Total Cost (TCO) High (Bundled with expensive ERP). Moderate (Predictable SaaS pricing). Very High (Dev costs + licensing + maintenance).
Best For Large GCs already committed to a single software ecosystem. Most GCs and subcontractors who want a powerful, easy-to-use solution. Enterprise firms with dedicated IT/data science teams.

Silas’s Playbook: Secrets to a Successful Implementation

Choosing the tool is only half the battle. Getting your team to use it effectively is what generates a return on your investment. Here are a few hard-won lessons from my years in the trenches.

  • The Mistake I See Constantly: Buying a tool to fix a broken process. If your team isn’t collecting good data in the field, a fancy dashboard will just be a very expensive way of visualizing garbage. Fix your data collection process first. Standardize your daily reports, enforce cost-coding discipline, and then find a tool to analyze that clean data.
  • Identify Your Champions: Find one or two tech-savvy and respected Project Managers or Superintendents.
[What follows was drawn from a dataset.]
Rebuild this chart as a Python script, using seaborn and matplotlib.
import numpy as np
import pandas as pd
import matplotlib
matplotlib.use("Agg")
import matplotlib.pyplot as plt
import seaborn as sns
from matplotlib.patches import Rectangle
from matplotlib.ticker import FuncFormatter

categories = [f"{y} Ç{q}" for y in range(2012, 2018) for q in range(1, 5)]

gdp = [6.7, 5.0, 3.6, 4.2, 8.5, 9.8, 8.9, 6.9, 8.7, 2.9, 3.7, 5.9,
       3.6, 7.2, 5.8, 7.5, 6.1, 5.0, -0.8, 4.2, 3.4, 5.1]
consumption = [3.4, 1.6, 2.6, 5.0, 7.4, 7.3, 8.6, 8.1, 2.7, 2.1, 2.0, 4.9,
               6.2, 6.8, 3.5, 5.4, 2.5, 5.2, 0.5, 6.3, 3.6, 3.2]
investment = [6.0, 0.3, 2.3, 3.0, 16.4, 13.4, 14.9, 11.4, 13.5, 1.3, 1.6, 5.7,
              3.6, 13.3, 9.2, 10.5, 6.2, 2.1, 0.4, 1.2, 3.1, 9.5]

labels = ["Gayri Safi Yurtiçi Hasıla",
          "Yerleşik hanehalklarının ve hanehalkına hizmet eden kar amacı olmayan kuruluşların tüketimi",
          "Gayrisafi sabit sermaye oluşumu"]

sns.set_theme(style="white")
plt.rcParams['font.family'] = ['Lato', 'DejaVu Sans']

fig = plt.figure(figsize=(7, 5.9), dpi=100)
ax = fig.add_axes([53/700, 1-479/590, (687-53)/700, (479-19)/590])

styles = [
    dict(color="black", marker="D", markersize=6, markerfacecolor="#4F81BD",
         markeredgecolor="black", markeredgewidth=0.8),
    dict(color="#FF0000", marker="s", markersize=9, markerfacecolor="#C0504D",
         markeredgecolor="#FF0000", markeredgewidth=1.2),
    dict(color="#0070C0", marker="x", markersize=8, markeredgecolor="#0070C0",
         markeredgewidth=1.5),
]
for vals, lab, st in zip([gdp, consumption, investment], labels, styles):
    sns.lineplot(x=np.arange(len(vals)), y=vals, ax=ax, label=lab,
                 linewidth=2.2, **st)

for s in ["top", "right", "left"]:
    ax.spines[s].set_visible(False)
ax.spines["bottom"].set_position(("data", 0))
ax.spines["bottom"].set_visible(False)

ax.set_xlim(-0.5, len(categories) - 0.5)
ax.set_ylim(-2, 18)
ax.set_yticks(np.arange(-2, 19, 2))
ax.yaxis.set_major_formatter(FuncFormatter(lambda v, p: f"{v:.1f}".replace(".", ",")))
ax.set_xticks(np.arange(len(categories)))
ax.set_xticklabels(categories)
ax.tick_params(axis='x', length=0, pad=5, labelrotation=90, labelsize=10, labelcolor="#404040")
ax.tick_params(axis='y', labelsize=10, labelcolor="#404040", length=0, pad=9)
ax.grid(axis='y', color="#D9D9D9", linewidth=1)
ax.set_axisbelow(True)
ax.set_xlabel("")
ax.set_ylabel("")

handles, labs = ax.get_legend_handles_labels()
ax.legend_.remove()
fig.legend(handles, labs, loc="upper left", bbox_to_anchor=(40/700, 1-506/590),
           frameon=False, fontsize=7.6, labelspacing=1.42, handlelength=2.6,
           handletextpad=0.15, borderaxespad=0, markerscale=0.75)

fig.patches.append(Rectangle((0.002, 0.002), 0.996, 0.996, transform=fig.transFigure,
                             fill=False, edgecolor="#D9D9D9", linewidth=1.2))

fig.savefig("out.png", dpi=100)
Involve them in the selection process from day one. They will become your internal champions, helping to train others and drive adoption across the company. Peer-to-peer encouragement is far more effective than a top-down mandate.
  • Start Small, Win Big: Don’t try to roll out every feature to every person on day one. It’s overwhelming. Start with the #1 problem you identified earlier. Train a small group on how to use the tool to solve just that one problem. Once you have a measurable win, share that success story and expand from there.
  • Focus on Actionable Insights, Not Vanity Metrics: The goal is not to create pretty charts. The goal is to make better decisions. Every dashboard should answer the question, “What should I do next?” If a metric doesn’t lead to a clear action, it’s just noise.

Frequently Asked Questions

How much do construction analytics tools cost?
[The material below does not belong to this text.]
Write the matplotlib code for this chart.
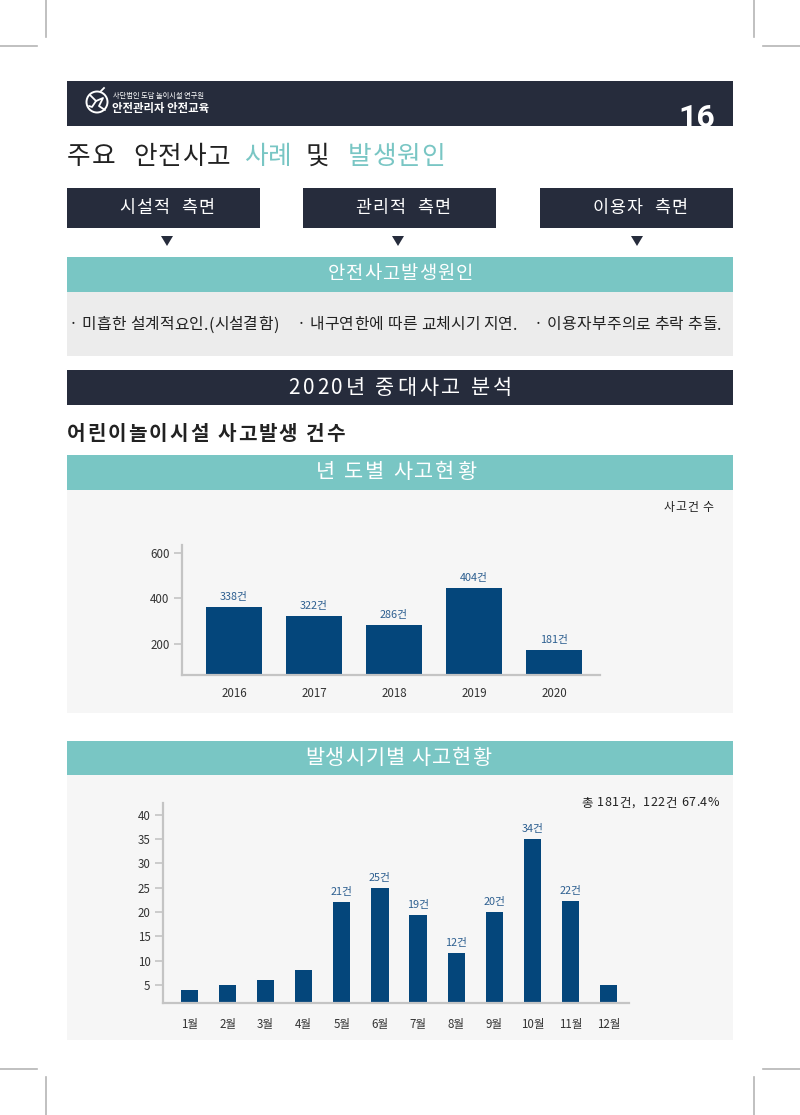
import matplotlib
matplotlib.use("Agg")
import matplotlib.pyplot as plt
from matplotlib.patches import Rectangle, Circle, Polygon
from matplotlib.textpath import TextToPath
from matplotlib.font_manager import FontProperties

KR = ['Noto Sans CJK KR', 'DejaVu Sans']
plt.rcParams['font.family'] = KR

# ---------------- data ----------------
years = ['2016', '2017', '2018', '2019', '2020']
year_bar_values = [363, 322, 285, 445, 174]          # bar heights as drawn
year_labels = ['338건', '322건', '286건', '404건', '181건']
year_yticks = [200, 400, 600]

months = ['1월', '2월', '3월', '4월', '5월', '6월', '7월', '8월', '9월', '10월', '11월', '12월']
month_bar_values = [4, 5, 6, 8, 22, 25, 19.5, 11.6, 20, 35, 22.3, 5]
month_labels = ['', '', '', '', '21건', '25건', '19건', '12건', '20건', '34건', '22건', '']
month_yticks = [5, 10, 15, 20, 25, 30, 35, 40]

aspects = ['시설적 측면', '관리적 측면', '이용자 측면']
causes = ['· 미흡한 설계적요인.(시설결함)', '· 내구연한에 따른 교체시기 지연.', '· 이용자부주의로 추락 추돌.']
summary_text = '총 181건,  122건 67.4%'

# ---------------- style ----------------
NAVY = '#262c3c'
TEAL = '#79c6c4'
BAR = '#04467b'
LBL = '#2d5f90'
PANEL = '#f6f6f6'
CAUSE_BG = '#ececec'
AXIS = '#c4c4c4'
TXT = '#222222'

W, H = 800, 1115
DPI = 100
fig = plt.figure(figsize=(W / DPI, H / DPI), dpi=DPI)
fig.patch.set_facecolor('white')
bg = fig.add_axes([0, 0, 1, 1])
bg.set_xlim(0, W)
bg.set_ylim(H, 0)
bg.axis('off')

_ttp = TextToPath()


def _tw(s, size, weight):
    prop = FontProperties(family='Noto Sans CJK KR', size=size, weight=weight)
    w, h, d = _ttp.get_text_width_height_descent(s, prop, ismath=False)
    return w * DPI / 72.0


def tracked(x, y, s, size, track=0.0, ha='left', color=TXT, weight='normal', z=4):
    """Draw text with extra letter spacing (track, in pixels)."""
    ref = _tw('|', size, weight)
    offs = [(_tw(s[:i] + '|', size, weight) - ref) if i else 0.0 for i in range(len(s))]
    total = _tw(s, size, weight) + track * (len(s) - 1)
    x0 = x if ha == 'left' else (x - total / 2 if ha == 'center' else x - total)
    for i, ch in enumerate(s):
        if ch == ' ':
            continue
        bg.text(x0 + offs[i] + i * track, y, ch, color=color, fontsize=size, fontweight=weight,
                va='center', ha='left', zorder=z)


def rect(x0, y0, x1, y1, color, z=1):
    bg.add_patch(Rectangle((x0, y0), x1 - x0, y1 - y0, facecolor=color, edgecolor='none', zorder=z))


# crop marks
for xs, ys in [((45.7, 45.7), (0, 37)), ((0, 37), (45.7, 45.7)),
               ((754.3, 754.3), (0, 37)), ((763, 800), (45.7, 45.7)),
               ((0, 37), (1069, 1069)), ((45.7, 45.7), (1077, 1115)),
               ((763, 800), (1069, 1069)), ((754.3, 754.3), (1077, 1115))]:
    bg.plot(xs, ys, color='#b5b5b5', lw=1.2, zorder=2)

# header bar
rect(67, 81, 733, 126, NAVY)
# logo
bg.add_patch(Circle((97, 102), 10.5, facecolor='none', edgecolor='white', lw=1.4, zorder=3))
bg.plot([90, 96, 103, 99, 105], [95, 101, 98, 106, 110], color='white', lw=1.3, zorder=3, solid_capstyle='round')
bg.plot([96, 92, 89], [101, 107, 106], color='white', lw=1.3, zorder=3, solid_capstyle='round')
bg.plot([101, 104], [91, 88], color='white', lw=1.3, zorder=3)
bg.text(113, 96, '사단법인 도담 놀이시설 연구원', color='white', fontsize=5.2, va='center', ha='left', zorder=4)
bg.text(112.5, 108.5, '안전관리자 안전교육', color='white', fontsize=8.2, fontweight='bold', va='center', ha='left', zorder=4)
t16 = bg.text(715, 127, '16', color='white', fontsize=23, fontweight='bold', va='baseline', ha='right',
              family=['Liberation Sans Narrow', 'Roboto', 'DejaVu Sans'], zorder=4)
t16.set_clip_path(Rectangle((67, 81), 666, 45, transform=bg.transData))

# title
title_parts = [('주요', 67, TXT, 'medium'), ('안전사고', 133, TXT, 'medium'), ('사례', 244, TEAL, 'normal'),
               ('및', 306, TXT, 'medium'), ('발생원인', 348, TEAL, 'normal')]
for s, x, c, w in title_parts:
    tracked(x, 157, s, 18.5, track=0.8, color=c, weight=w)

# aspect boxes
box_x = [(67, 260), (303, 496), (540, 733)]
tri_x = [167, 398, 637]
for (x0, x1), lab, tx in zip(box_x, aspects, tri_x):
    rect(x0, 188, x1, 228, NAVY)
    tracked((x0 + x1) / 2 + 3, 208, lab.replace(' ', '  '), 12.5, track=1.2, ha='center', color='white', weight='medium')
    bg.add_patch(Polygon([(tx - 6, 236), (tx + 6, 236), (tx, 246)], closed=True, facecolor=NAVY,
                         edgecolor='none', zorder=3))

# cause section
rect(67, 257, 733, 292, TEAL)
tracked(400, 274, '안전사고발생원인', 13.5, track=1.0, ha='center', color='white')
rect(67, 292, 733, 356, CAUSE_BG)
for s, x in zip(causes, [69, 297, 534]):
    tracked(x, 325, s, 11.4, track=0.2, color=TXT, weight='medium')

# 2020 analysis
rect(67, 370, 733, 405, NAVY)
tracked(400, 388, '2020년 중대사고 분석', 15, track=2.8, ha='center', color='white')
tracked(67, 434, '어린이놀이시설 사고발생 건수', 14.5, track=2.0, color=TXT, weight='bold')

# panel 1
rect(67, 455, 733, 490, TEAL)
tracked(396, 472, '년 도별 사고현황', 15, track=2.0, ha='center', color='white')
rect(67, 490, 733, 713, PANEL)
tracked(713, 507, '사고건 수', 8.6, track=0.6, ha='right', color=TXT, weight='medium')

# panel 2
rect(67, 741, 733, 775, TEAL)
tracked(398, 758, '발생시기별 사고현황', 15, track=1.0, ha='center', color='white')
rect(67, 775, 733, 1040, PANEL)
tracked(719, 803, summary_text, 9.0, track=0.6, ha='right', color=TXT, weight='medium')


def chart_axes(x0, ytop, x1, ybot):
    return fig.add_axes([x0 / W, 1 - ybot / H, (x1 - x0) / W, (ybot - ytop) / H])


def style(ax):
    ax.set_facecolor('none')
    for s in ['top', 'right']:
        ax.spines[s].set_visible(False)
    for s in ['left', 'bottom']:
        ax.spines[s].set_color(AXIS)
        ax.spines[s].set_linewidth(1.6)
    ax.tick_params(axis='y', length=6, width=1.2, color=AXIS, labelsize=8.3, labelcolor='#333333', pad=3)
    ax.tick_params(axis='x', length=0, labelsize=8.3, labelcolor='#333333', pad=9)


# chart 1
ax1 = chart_axes(182, 545, 600, 674.5)
style(ax1)
xs1 = list(range(len(years)))
bars1 = ax1.bar(xs1, year_bar_values, width=0.69, color=BAR, zorder=2)
ax1.set_xlim(-0.65, 4.575)
ax1.set_ylim(66, 634)
ax1.set_yticks(year_yticks)
ax1.set_xticks(xs1)
ax1.set_xticklabels(years)
for b, lab in zip(bars1, year_labels):
    ax1.annotate(lab, (b.get_x() + b.get_width() / 2, b.get_height()), xytext=(0, 3.5),
                 textcoords='offset points', ha='center', va='bottom', fontsize=7.8, color=LBL)

# chart 2
ax2 = chart_axes(163, 802.7, 628.7, 1002.7)
style(ax2)
xs2 = list(range(len(months)))
bars2 = ax2.bar(xs2, month_bar_values, width=0.45, color=BAR, zorder=2)
ax2.set_xlim(-0.695, 11.53)
ax2.set_ylim(1.36, 42.5)
ax2.set_yticks(month_yticks)
ax2.set_xticks(xs2)
ax2.set_xticklabels(months)
ax2.tick_params(axis='x', pad=11)
for b, lab in zip(bars2, month_labels):
    if lab:
        ax2.annotate(lab, (b.get_x() + b.get_width() / 2, b.get_height()), xytext=(0, 3.5),
                     textcoords='offset points', ha='center', va='bottom', fontsize=7.8, color=LBL)

fig.savefig('out.png', dpi=DPI, facecolor='white')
Costs vary widely, from a few hundred dollars per month for simple tools to six-figure annual contracts for enterprise platforms. Most modern SaaS platforms for mid-sized companies fall in the $15,000 to $75,000 per year range, depending on your project volume and number of users.

Can these tools integrate with my existing software like Procore or Autodesk?

Yes, the best-in-breed platforms are built specifically for this. Always verify that a tool has a pre-built, fully supported API integration with the critical software you already use. Don’t accept vague promises of a “future” integration.

What’s the difference between business intelligence (BI) and construction analytics?

Think of BI (like Tableau or Power BI) as a powerful, generic toolkit. Construction analytics platforms are purpose-built applications. They come with pre-built connectors, data models, and dashboards designed specifically for construction KPIs like cash flow, productivity rates, and safety trends, giving you a much faster time-to-value.

How long does it take to implement a new analytics platform?

Implementation can take anywhere from a few weeks to six months. Cloud-based, best-in-breed platforms with pre-built integrations are typically the fastest, often getting you up and running with initial dashboards in 30-60 days. Large-scale ERP modules or custom builds will take significantly longer.